An electron initially moves in a horizontal direction and has a kinetic energy of 2 x 10^3 electron volts when it is in the position shown above. It passes through a uniform electric field between two oppositely charged horizontal plates (region I) and a field free region (region II) before eventually striking a screen at a distance of .08 meters from the edge of the plates. The plates are .04 meters long and are separated from each other by a distance of .02 meters. The potential difference across the plates is 250 volts.

a.

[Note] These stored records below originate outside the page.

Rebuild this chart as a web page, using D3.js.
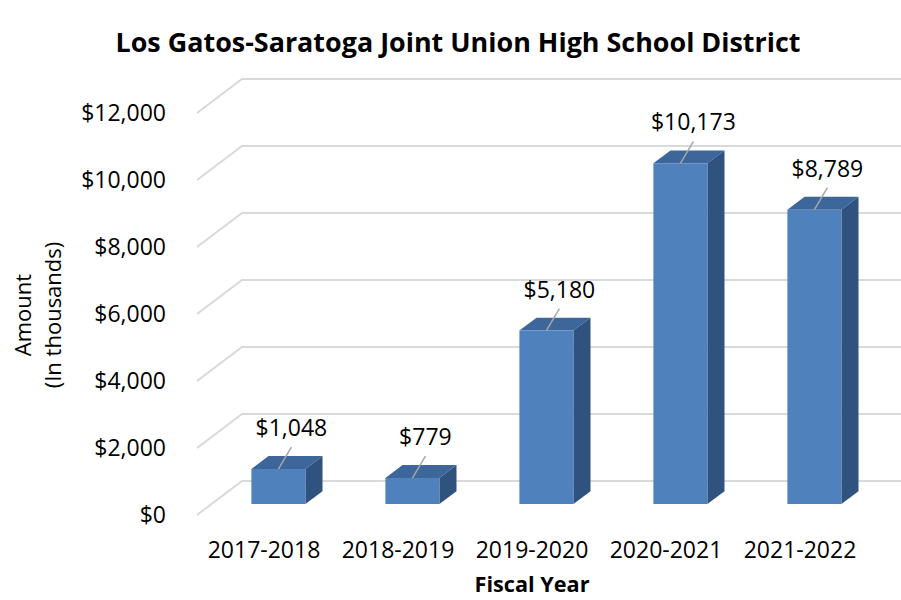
<!DOCTYPE html>
<html>
<head>
<meta charset="UTF-8">
<title>Los Gatos-Saratoga JUHSD</title>
<script src="https://d3js.org/d3.v7.min.js"></script>
<style>
  body { margin: 0; background: #fff; }
  text { font-family: "Open Sans", sans-serif; fill: #000; }
</style>
</head>
<body>
<div id="chart"></div>
<script>
// data
var years = ["2017-2018", "2018-2019", "2019-2020", "2020-2021", "2021-2022"];
var amounts = [1048, 779, 5180, 10173, 8789];
var yTicks = [0, 2000, 4000, 6000, 8000, 10000, 12000];

var W = 901, H = 600;
var depthX = 45, depthY = -34;      // full floor depth offset
var zFront = 0.32, zBack = 0.70;    // bar position inside the depth

var svg = d3.select("#chart").append("svg").attr("width", W).attr("height", H);

var x = d3.scaleBand().domain(years).range([197, 867]).paddingInner(0.597).paddingOuter(0.2985);
var y = d3.scaleLinear().domain([0, 12000]).range([515, 113]);
var fmt = function(v) { return "$" + d3.format(",")(v); };

// project a point at depth z (0 = front, 1 = back wall)
function px(xv, z) { return xv + z * depthX; }
function py(yv, z) { return yv + z * depthY; }

// gridlines (floor edge + back wall)
svg.append("g").selectAll("polyline").data(yTicks).enter().append("polyline")
    .attr("points", function(d) {
        return [[197, y(d)], [px(197, 1), py(y(d), 1)], [W, py(y(d), 1)]].join(" ");
    })
    .attr("fill", "none").attr("stroke", "#d9d9d9").attr("stroke-width", 2);

// y tick labels
svg.append("g").selectAll("text").data(yTicks).enter().append("text")
    .attr("x", 166).attr("y", function(d) { return y(d); })
    .attr("dy", "0.35em").attr("text-anchor", "end")
    .style("font-size", "23px").text(fmt);

// bars
var bars = svg.append("g").selectAll("g").data(amounts).enter().append("g");

function face(pts) { return "M" + pts.join("L") + "Z"; }

bars.append("path") // top
    .attr("fill", "#3d679a")
    .attr("d", function(d, i) {
        var x0 = x(years[i]), x1 = x0 + x.bandwidth(), t = y(d);
        return face([[px(x0, zFront), py(t, zFront)], [px(x1, zFront), py(t, zFront)],
                     [px(x1, zBack), py(t, zBack)], [px(x0, zBack), py(t, zBack)]]);
    });
bars.append("path") // side
    .attr("fill", "#30527e")
    .attr("d", function(d, i) {
        var x1 = x(years[i]) + x.bandwidth(), t = y(d), b = y(0);
        return face([[px(x1, zFront), py(t, zFront)], [px(x1, zBack), py(t, zBack)],
                     [px(x1, zBack), py(b, zBack)], [px(x1, zFront), py(b, zFront)]]);
    });
bars.append("path") // front
    .attr("fill", "#4f81bd")
    .attr("d", function(d, i) {
        var x0 = x(years[i]), x1 = x0 + x.bandwidth(), t = y(d), b = y(0);
        return face([[px(x0, zFront), py(t, zFront)], [px(x1, zFront), py(t, zFront)],
                     [px(x1, zFront), py(b, zFront)], [px(x0, zFront), py(b, zFront)]]);
    });

// data labels with leader lines
bars.append("line")
    .attr("x1", function(d, i) { return px(x(years[i]) + x.bandwidth() / 2, zFront); })
    .attr("y1", function(d) { return py(y(d), zFront); })
    .attr("x2", function(d, i) { return px(x(years[i]) + x.bandwidth() / 2, zFront) + 13; })
    .attr("y2", function(d) { return py(y(d), zFront) - 22; })
    .attr("stroke", "#a6a6a6").attr("stroke-width", 1.5);

bars.append("text")
    .attr("x", function(d, i) { return px(x(years[i]) + x.bandwidth() / 2, zFront) + 13; })
    .attr("y", function(d) { return py(y(d), zFront) - 33; })
    .attr("text-anchor", "middle").style("font-size", "23px")
    .text(fmt);

// x labels
svg.append("g").selectAll("text").data(years).enter().append("text")
    .attr("x", function(d) { return x(d) + x.bandwidth() / 2; })
    .attr("y", 558).attr("text-anchor", "middle")
    .style("font-size", "23px").text(function(d) { return d; });

// titles
svg.append("text").attr("x", 458).attr("y", 52).attr("text-anchor", "middle")
    .attr("textLength", 685).attr("lengthAdjust", "spacingAndGlyphs")
    .style("font-size", "27px").style("font-weight", "bold")
    .text("Los Gatos-Saratoga Joint Union High School District");

svg.append("text").attr("x", 532).attr("y", 592).attr("text-anchor", "middle")
    .attr("textLength", 115).attr("lengthAdjust", "spacingAndGlyphs")
    .style("font-size", "21px").style("font-weight", "bold")
    .text("Fiscal Year");

var yt = svg.append("text").attr("transform", "rotate(-90)").attr("text-anchor", "middle")
    .style("font-size", "22px");
yt.append("tspan").attr("x", -315).attr("y", 31).text("Amount");
yt.append("tspan").attr("x", -315).attr("y", 61).text("(In thousands)");
</script>
</body>
</html>
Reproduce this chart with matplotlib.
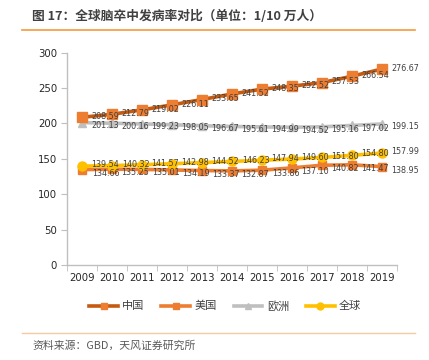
import matplotlib
matplotlib.use("Agg")
import matplotlib.pyplot as plt
from matplotlib.lines import Line2D

plt.rcParams['font.family'] = ['Noto Sans CJK SC', 'DejaVu Sans']

years = ['2009', '2010', '2011', '2012', '2013', '2014', '2015', '2016', '2017', '2018', '2019']
china = [208.59, 212.79, 219.02, 226.11, 233.65, 241.52, 248.35, 252.52, 257.53, 266.54, 276.67]
usa = [134.66, 135.25, 135.01, 134.19, 133.37, 132.87, 133.86, 137.10, 140.82, 141.47, 138.95]
europe = [201.13, 200.16, 199.23, 198.05, 196.67, 195.61, 194.99, 194.52, 195.16, 197.02, 199.15]
world = [139.54, 140.32, 141.57, 142.98, 144.52, 146.23, 147.94, 149.60, 151.80, 154.80, 157.99]
names = ['中国', '美国', '欧洲', '全球']

fig = plt.figure(figsize=(4.29, 3.6), dpi=100)
ax = fig.add_axes([0.156, 0.264, 0.769, 0.59])

x = list(range(len(years)))

# (数据, 线色, 点色, 标记, 标记大小)
series = [
    (europe, '#BFBFBF', '#BFBFBF', '^', 6),
    (usa, '#ED7D31', '#ED7D31', 's', 6),
    (world, '#FFC000', '#FFC000', 'o', 6.5),
    (china, '#C55A11', '#ED7D31', 's', 6.5),
]
for vals, lc, mc, mk, ms in series:
    ax.plot(x, vals, color=lc, lw=2.6, marker=mk, markersize=ms,
            markerfacecolor=mc, markeredgecolor=mc, zorder=3)

# 数据标签，稍微错开避免重叠
for vals, dy in [(china, 0.5), (usa, -2.5), (europe, -2), (world, 1)]:
    for i, v in enumerate(vals):
        ax.annotate('%.2f' % v, (i, v), xytext=(17, dy), textcoords='offset points',
                    ha='center', va='center', fontsize=5.8, color='#404040',
                    family='DejaVu Sans', zorder=5)

ax.set_xlim(-0.5, 10.5)
ax.set_ylim(0, 300)
ax.set_yticks(range(0, 301, 50))
ax.set_xticks(x)
ax.set_xticklabels(years)
ax.set_xticks([i - 0.5 for i in range(12)], minor=True)
ax.tick_params(axis='x', which='major', length=0, pad=6, labelsize=7.3, colors='#262626')
ax.tick_params(axis='x', which='minor', length=4, color='#BFBFBF')
ax.tick_params(axis='y', length=4, color='#BFBFBF', labelsize=7.3, labelcolor='#262626', pad=3)
for t in ax.get_xticklabels() + ax.get_yticklabels():
    t.set_family('DejaVu Sans')
for s in ['top', 'right']:
    ax.spines[s].set_visible(False)
for s in ['left', 'bottom']:
    ax.spines[s].set_color('#BFBFBF')
    ax.spines[s].set_linewidth(1.0)

handles = [
    Line2D([], [], color='#C55A11', lw=2.6, marker='s', markersize=5,
           markerfacecolor='#ED7D31', markeredgecolor='#ED7D31'),
    Line2D([], [], color='#ED7D31', lw=2.6, marker='s', markersize=5,
           markerfacecolor='#ED7D31', markeredgecolor='#ED7D31'),
    Line2D([], [], color='#BFBFBF', lw=2.6, marker='^', markersize=5,
           markerfacecolor='#BFBFBF', markeredgecolor='#BFBFBF'),
    Line2D([], [], color='#FFC000', lw=2.6, marker='o', markersize=5,
           markerfacecolor='#FFC000', markeredgecolor='#FFC000'),
]
fig.legend(handles, names, loc='center', bbox_to_anchor=(0.525, 0.15), ncol=4,
           frameon=False, fontsize=8, handlelength=2.6, columnspacing=1.5,
           handletextpad=0.4, labelcolor='#404040')

fig.text(0.075, 0.955, '图 17：全球脑卒中发病率对比（单位：1/10 万人）', fontsize=9.2,
         color='#404040', weight='bold', va='center', ha='left')
fig.add_artist(Line2D([0.052, 0.967], [0.917, 0.917], color='#F39A3C', lw=1.2))
fig.add_artist(Line2D([0.052, 0.967], [0.075, 0.075], color='#F8C9A0', lw=1.0))
fig.text(0.075, 0.04, '资料来源：GBD，天风证券研究所', fontsize=7.8,
         color='#595959', va='center', ha='left')

fig.savefig('out.png', dpi=100)
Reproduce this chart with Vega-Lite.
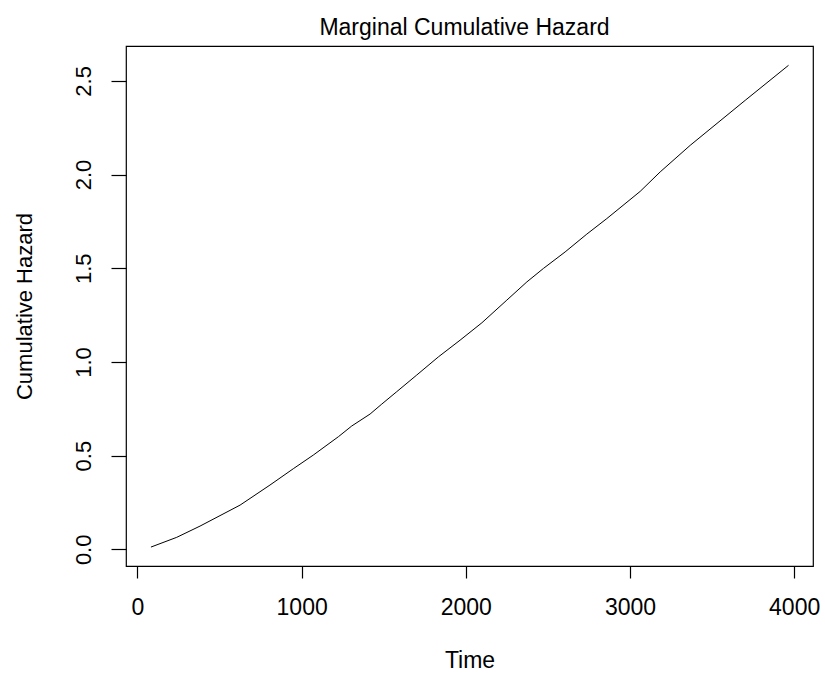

Calculate the initial speed of the electron as it enters region I.

b. Calculate the magnitude of the electric field E between the plates, and indicate its

direction

c. Calculate the magnitude of the electric force F acting on the electron while it is in

region I

## Homework Equations

KE=(1/2)mv^2

1 eV=1.6 x 10^-19 J

V=Ed

F=qE

mass of electron is 9.11 x 10^-31

charge of electron is 1.602 x 10^-19

## The Attempt at a Solution

I attempted all three parts of the solution, and am looking for clarification on my work.

a. First I changed 2 x 10^3 into 3.2 x 10^-16 J

KE=.5mv^2

3.2 x 10^-16 = .5(9.11 x 10^-31)(v^2)

**2.7 x 10^7 m/s=v**

b. V=Ed

250=E(.02)

**12500 V/m=E**

c. F=qE

F=(-1.602 x 10^-15)(12500)

**F=2 x 10^-15**

Any help anyone could give me would be great, especially if I did parts b and/or c wrong.